Entries with chart source code:
|---|

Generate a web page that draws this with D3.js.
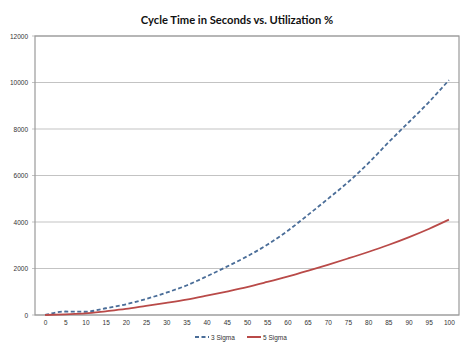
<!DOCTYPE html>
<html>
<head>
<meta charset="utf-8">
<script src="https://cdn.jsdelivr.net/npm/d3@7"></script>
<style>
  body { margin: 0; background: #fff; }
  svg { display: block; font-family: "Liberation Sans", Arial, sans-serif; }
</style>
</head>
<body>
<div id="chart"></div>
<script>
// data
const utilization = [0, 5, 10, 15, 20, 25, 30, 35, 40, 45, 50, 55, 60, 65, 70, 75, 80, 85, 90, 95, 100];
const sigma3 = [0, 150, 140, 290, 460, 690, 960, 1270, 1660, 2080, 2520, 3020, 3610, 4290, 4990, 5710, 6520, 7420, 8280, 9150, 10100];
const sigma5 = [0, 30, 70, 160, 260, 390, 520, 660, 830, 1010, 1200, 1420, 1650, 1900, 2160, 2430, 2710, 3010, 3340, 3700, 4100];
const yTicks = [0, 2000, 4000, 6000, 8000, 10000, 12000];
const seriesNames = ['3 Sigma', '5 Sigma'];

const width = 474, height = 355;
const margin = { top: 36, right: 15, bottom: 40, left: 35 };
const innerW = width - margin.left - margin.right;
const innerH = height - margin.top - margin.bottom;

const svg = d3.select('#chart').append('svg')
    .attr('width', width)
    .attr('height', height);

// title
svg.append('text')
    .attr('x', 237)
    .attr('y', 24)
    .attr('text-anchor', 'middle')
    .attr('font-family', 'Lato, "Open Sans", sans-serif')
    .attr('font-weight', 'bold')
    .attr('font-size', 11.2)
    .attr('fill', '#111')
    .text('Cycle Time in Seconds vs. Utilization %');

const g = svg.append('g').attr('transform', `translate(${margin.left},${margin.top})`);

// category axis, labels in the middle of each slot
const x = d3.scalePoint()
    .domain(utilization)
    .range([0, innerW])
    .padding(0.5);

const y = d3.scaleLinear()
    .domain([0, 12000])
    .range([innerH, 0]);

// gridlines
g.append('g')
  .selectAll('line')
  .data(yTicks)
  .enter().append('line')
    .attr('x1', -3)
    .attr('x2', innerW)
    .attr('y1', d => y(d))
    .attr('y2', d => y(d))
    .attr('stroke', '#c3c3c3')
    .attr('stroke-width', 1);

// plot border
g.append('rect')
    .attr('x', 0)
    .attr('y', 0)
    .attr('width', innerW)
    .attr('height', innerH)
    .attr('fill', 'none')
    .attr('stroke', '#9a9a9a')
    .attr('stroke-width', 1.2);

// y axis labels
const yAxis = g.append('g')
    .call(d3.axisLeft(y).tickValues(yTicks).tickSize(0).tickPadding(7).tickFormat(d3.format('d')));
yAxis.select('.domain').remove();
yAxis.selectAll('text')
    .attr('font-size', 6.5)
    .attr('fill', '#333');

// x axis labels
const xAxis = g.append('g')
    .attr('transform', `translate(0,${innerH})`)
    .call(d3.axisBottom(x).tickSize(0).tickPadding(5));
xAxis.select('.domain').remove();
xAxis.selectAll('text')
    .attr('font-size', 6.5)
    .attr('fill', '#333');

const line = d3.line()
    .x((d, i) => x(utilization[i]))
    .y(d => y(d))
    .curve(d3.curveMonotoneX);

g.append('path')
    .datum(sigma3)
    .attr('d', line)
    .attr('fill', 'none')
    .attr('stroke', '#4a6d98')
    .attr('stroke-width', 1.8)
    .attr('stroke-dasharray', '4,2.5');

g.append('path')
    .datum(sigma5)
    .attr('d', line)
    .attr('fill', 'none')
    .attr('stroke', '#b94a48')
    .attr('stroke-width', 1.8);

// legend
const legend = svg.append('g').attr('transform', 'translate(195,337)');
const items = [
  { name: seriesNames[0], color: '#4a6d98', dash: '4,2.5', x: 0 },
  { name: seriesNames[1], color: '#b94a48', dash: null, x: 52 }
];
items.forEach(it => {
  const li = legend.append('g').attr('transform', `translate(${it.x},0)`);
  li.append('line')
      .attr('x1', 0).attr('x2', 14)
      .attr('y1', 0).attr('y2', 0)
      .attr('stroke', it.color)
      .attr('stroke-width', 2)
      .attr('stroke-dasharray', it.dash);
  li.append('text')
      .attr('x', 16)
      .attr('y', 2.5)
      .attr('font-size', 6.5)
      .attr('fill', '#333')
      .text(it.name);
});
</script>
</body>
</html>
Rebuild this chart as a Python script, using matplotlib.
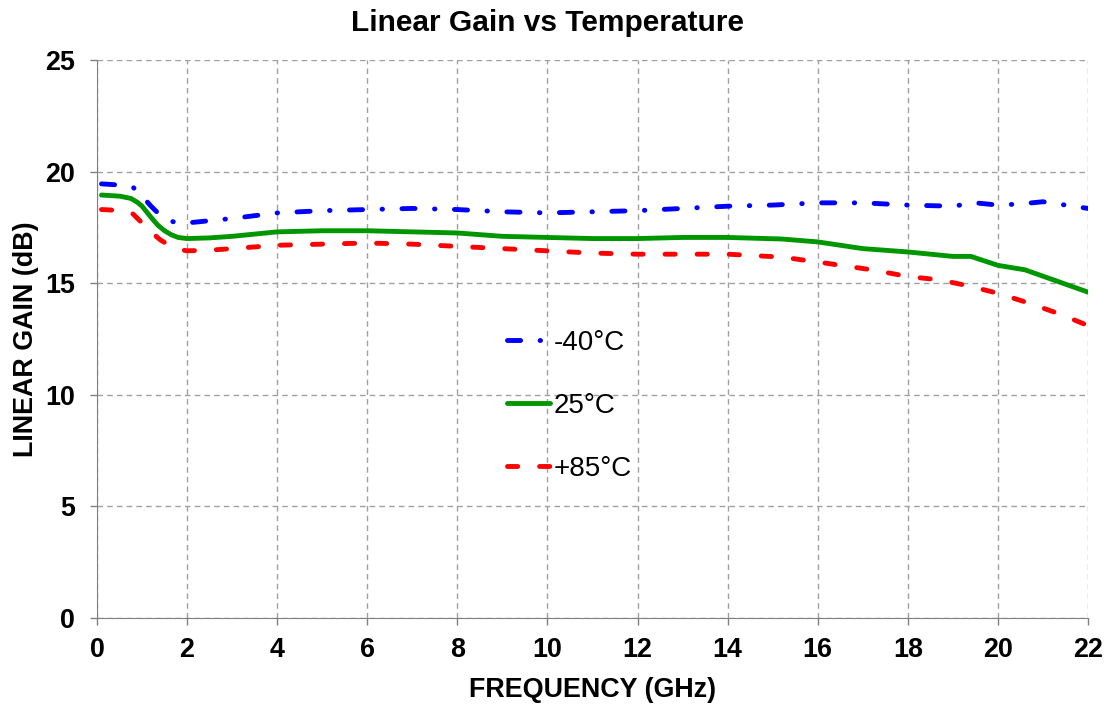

|---|

▸ **Task details**:
Repeat all the data as it stands, dropping any images it holds.

▸ **Solution for this problem**:
Generate a web page that draws this with D3.js.
<!DOCTYPE html>
<html>
<head>
<meta charset="utf-8">
<script src="https://cdn.jsdelivr.net/npm/d3@7"></script>
<style>
  body { margin: 0; background: #fff; }
  svg { display: block; font-family: "Liberation Sans", Arial, sans-serif; }
</style>
</head>
<body>
<div id="chart"></div>
<script>
// data
const utilization = [0, 5, 10, 15, 20, 25, 30, 35, 40, 45, 50, 55, 60, 65, 70, 75, 80, 85, 90, 95, 100];
const sigma3 = [0, 150, 140, 290, 460, 690, 960, 1270, 1660, 2080, 2520, 3020, 3610, 4290, 4990, 5710, 6520, 7420, 8280, 9150, 10100];
const sigma5 = [0, 30, 70, 160, 260, 390, 520, 660, 830, 1010, 1200, 1420, 1650, 1900, 2160, 2430, 2710, 3010, 3340, 3700, 4100];
const yTicks = [0, 2000, 4000, 6000, 8000, 10000, 12000];
const seriesNames = ['3 Sigma', '5 Sigma'];

const width = 474, height = 355;
const margin = { top: 36, right: 15, bottom: 40, left: 35 };
const innerW = width - margin.left - margin.right;
const innerH = height - margin.top - margin.bottom;

const svg = d3.select('#chart').append('svg')
    .attr('width', width)
    .attr('height', height);

// title
svg.append('text')
    .attr('x', 237)
    .attr('y', 24)
    .attr('text-anchor', 'middle')
    .attr('font-family', 'Lato, "Open Sans", sans-serif')
    .attr('font-weight', 'bold')
    .attr('font-size', 11.2)
    .attr('fill', '#111')
    .text('Cycle Time in Seconds vs. Utilization %');

const g = svg.append('g').attr('transform', `translate(${margin.left},${margin.top})`);

// category axis, labels in the middle of each slot
const x = d3.scalePoint()
    .domain(utilization)
    .range([0, innerW])
    .padding(0.5);

const y = d3.scaleLinear()
    .domain([0, 12000])
    .range([innerH, 0]);

// gridlines
g.append('g')
  .selectAll('line')
  .data(yTicks)
  .enter().append('line')
    .attr('x1', -3)
    .attr('x2', innerW)
    .attr('y1', d => y(d))
    .attr('y2', d => y(d))
    .attr('stroke', '#c3c3c3')
    .attr('stroke-width', 1);

// plot border
g.append('rect')
    .attr('x', 0)
    .attr('y', 0)
    .attr('width', innerW)
    .attr('height', innerH)
    .attr('fill', 'none')
    .attr('stroke', '#9a9a9a')
    .attr('stroke-width', 1.2);

// y axis labels
const yAxis = g.append('g')
    .call(d3.axisLeft(y).tickValues(yTicks).tickSize(0).tickPadding(7).tickFormat(d3.format('d')));
yAxis.select('.domain').remove();
yAxis.selectAll('text')
    .attr('font-size', 6.5)
    .attr('fill', '#333');

// x axis labels
const xAxis = g.append('g')
    .attr('transform', `translate(0,${innerH})`)
    .call(d3.axisBottom(x).tickSize(0).tickPadding(5));
xAxis.select('.domain').remove();
xAxis.selectAll('text')
    .attr('font-size', 6.5)
    .attr('fill', '#333');

const line = d3.line()
    .x((d, i) => x(utilization[i]))
    .y(d => y(d))
    .curve(d3.curveMonotoneX);

g.append('path')
    .datum(sigma3)
    .attr('d', line)
    .attr('fill', 'none')
    .attr('stroke', '#4a6d98')
    .attr('stroke-width', 1.8)
    .attr('stroke-dasharray', '4,2.5');

g.append('path')
    .datum(sigma5)
    .attr('d', line)
    .attr('fill', 'none')
    .attr('stroke', '#b94a48')
    .attr('stroke-width', 1.8);

// legend
const legend = svg.append('g').attr('transform', 'translate(195,337)');
const items = [
  { name: seriesNames[0], color: '#4a6d98', dash: '4,2.5', x: 0 },
  { name: seriesNames[1], color: '#b94a48', dash: null, x: 52 }
];
items.forEach(it => {
  const li = legend.append('g').attr('transform', `translate(${it.x},0)`);
  li.append('line')
      .attr('x1', 0).attr('x2', 14)
      .attr('y1', 0).attr('y2', 0)
      .attr('stroke', it.color)
      .attr('stroke-width', 2)
      .attr('stroke-dasharray', it.dash);
  li.append('text')
      .attr('x', 16)
      .attr('y', 2.5)
      .attr('font-size', 6.5)
      .attr('fill', '#333')
      .text(it.name);
});
</script>
</body>
</html>
Rebuild this chart as a Python script, using matplotlib.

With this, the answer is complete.